Scenario-Based Simulation | Manager Development | Adobe Captivate 13


Project Details

Role Instructional Designer · Scenario Writer · Learning Experience Designer
Scope Scenario-based micro-simulation placing managers at a high-stakes AI-assisted decision point in a performance management context
Audience People managers, HR business partners, and L&D leaders working in organizations deploying AI-powered performance tools
Format Interactive dashboard simulation · Branching logic · Consequence-based feedback · Verification framework · Reflective synthesis
Tools & Standards Adobe Captivate 13 · SCORM 1.2 / xAPI · WCAG 2.1 AA
Deliverables Scenario-based micro-simulation · Branching storyboard · Verification framework · Measurement framework · Pre/post reflection instrument

Theoretical Foundation

This simulation was built on a specific premise: that the most consequential moment in AI-assisted decision-making is not when the system generates a recommendation, but when a human decides whether to act on it. Most AI training teaches people what a tool does. This module teaches people what to do when the tool is confident, the data is accurate, but the context that the system cannot see changes everything.


Challenge

Organizations are deploying AI-powered performance tools faster than they are preparing managers to use them with judgment. A dashboard flags an employee as a performance risk. The recommendation is clear. The confidence score is high. But the AI cannot see that the employee's manager left six months ago without a handoff, that there is a confidential HR note on file, or that the colleagues they relied on transferred out of the team in Q1. The gap between what the system surfaces and what only a human can know is the real decision point.


Solution

A scenario-based micro-simulation placing managers inside a live AI performance dashboard. The system has flagged Jordan Mills — attendance down, output declining, engagement at 44 out of 100, and a confidence score of 78%. The AI has generated three recommended actions: escalate to HR, initiate a coaching conversation, or monitor for 30 days. Before the manager commits, the simulation reveals what the data cannot see. Then they decide. Then they see what happens.


Key Design Decisions

Data before context. The learner sees the AI dashboard and forms an initial judgment before the human context is revealed. That sequence is a deliberate design choice, as it mirrors how AI recommendations actually enter a manager's workflow, and it creates the cognitive disruption that makes the learning feel relevant.
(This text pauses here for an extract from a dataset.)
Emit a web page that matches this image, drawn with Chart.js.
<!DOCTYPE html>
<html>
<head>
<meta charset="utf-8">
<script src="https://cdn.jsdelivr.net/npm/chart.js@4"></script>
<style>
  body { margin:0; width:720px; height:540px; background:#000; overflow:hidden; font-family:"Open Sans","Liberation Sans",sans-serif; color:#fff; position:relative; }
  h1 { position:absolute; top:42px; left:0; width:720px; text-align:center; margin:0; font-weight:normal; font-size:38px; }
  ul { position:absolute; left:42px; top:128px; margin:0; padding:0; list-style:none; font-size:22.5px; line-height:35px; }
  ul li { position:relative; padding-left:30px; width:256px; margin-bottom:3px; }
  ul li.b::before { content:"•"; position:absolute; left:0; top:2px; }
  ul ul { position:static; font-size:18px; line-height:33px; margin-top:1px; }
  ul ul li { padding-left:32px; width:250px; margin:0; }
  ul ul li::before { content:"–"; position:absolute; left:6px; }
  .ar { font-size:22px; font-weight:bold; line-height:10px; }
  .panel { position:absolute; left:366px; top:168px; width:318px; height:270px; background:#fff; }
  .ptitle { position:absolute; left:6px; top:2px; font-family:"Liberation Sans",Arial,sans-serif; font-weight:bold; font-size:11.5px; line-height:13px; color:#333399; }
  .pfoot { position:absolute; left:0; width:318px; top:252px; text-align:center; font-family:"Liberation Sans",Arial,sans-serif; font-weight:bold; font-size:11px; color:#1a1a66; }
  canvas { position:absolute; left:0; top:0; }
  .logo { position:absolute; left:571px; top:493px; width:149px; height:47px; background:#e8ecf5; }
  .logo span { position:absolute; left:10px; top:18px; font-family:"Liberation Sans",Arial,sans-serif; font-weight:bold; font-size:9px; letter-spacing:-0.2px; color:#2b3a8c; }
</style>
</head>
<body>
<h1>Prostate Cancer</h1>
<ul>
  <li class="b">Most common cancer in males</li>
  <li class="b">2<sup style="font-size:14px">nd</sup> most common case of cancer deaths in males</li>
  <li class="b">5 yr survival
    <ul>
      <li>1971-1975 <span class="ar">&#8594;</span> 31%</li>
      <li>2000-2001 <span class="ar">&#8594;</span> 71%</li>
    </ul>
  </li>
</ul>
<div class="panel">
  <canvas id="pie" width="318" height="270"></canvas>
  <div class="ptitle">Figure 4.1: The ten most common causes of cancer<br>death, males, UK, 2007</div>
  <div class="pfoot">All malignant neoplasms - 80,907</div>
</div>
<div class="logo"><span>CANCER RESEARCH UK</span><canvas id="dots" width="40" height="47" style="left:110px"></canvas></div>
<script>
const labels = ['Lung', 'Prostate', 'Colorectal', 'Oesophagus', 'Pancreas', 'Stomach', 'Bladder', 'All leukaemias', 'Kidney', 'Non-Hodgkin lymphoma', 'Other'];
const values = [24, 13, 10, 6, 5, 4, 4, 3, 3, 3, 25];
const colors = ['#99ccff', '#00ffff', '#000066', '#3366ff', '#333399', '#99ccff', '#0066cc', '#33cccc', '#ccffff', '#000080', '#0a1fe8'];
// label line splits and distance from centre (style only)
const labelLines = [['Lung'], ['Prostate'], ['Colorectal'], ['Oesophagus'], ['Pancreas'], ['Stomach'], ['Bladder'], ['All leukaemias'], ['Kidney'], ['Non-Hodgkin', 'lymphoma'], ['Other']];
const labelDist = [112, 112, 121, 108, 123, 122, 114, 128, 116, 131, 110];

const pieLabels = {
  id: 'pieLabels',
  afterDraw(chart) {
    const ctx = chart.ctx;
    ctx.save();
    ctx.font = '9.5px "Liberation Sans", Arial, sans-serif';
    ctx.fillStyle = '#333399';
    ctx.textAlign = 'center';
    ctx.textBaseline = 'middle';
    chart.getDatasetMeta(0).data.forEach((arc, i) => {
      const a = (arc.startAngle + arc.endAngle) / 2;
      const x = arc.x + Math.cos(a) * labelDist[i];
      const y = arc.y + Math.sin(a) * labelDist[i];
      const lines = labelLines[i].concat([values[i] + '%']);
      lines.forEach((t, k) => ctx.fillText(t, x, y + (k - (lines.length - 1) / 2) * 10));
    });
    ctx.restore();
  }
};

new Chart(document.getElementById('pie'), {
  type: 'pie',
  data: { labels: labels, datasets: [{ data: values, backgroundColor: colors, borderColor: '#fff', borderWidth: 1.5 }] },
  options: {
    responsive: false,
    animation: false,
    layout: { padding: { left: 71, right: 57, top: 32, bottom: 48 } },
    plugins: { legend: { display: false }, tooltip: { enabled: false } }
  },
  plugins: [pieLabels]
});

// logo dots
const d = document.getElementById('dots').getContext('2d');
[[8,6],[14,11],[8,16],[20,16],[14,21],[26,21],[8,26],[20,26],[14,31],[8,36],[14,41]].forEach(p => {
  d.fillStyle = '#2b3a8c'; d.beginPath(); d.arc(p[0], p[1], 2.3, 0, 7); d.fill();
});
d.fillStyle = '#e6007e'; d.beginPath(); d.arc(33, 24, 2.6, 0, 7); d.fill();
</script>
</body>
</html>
Consequence at the human level. Feedback does not score the decision. It shows what happened to Jordan, and connects that outcome directly to the manager's choice.

The verification framework is a transferable tool. After the consequence, the simulation introduces a four-step verification framework — confirm the source, check data completeness, assess policy alignment, record the rationale — designed to be used in any AI-assisted decision context, not just this one scenario.

Reflection is the closing act. The module ends by asking the learner to examine their own judgment — what drove the decision, what the AI shaped, and what they would do differently. That metacognitive step is where the learning consolidates.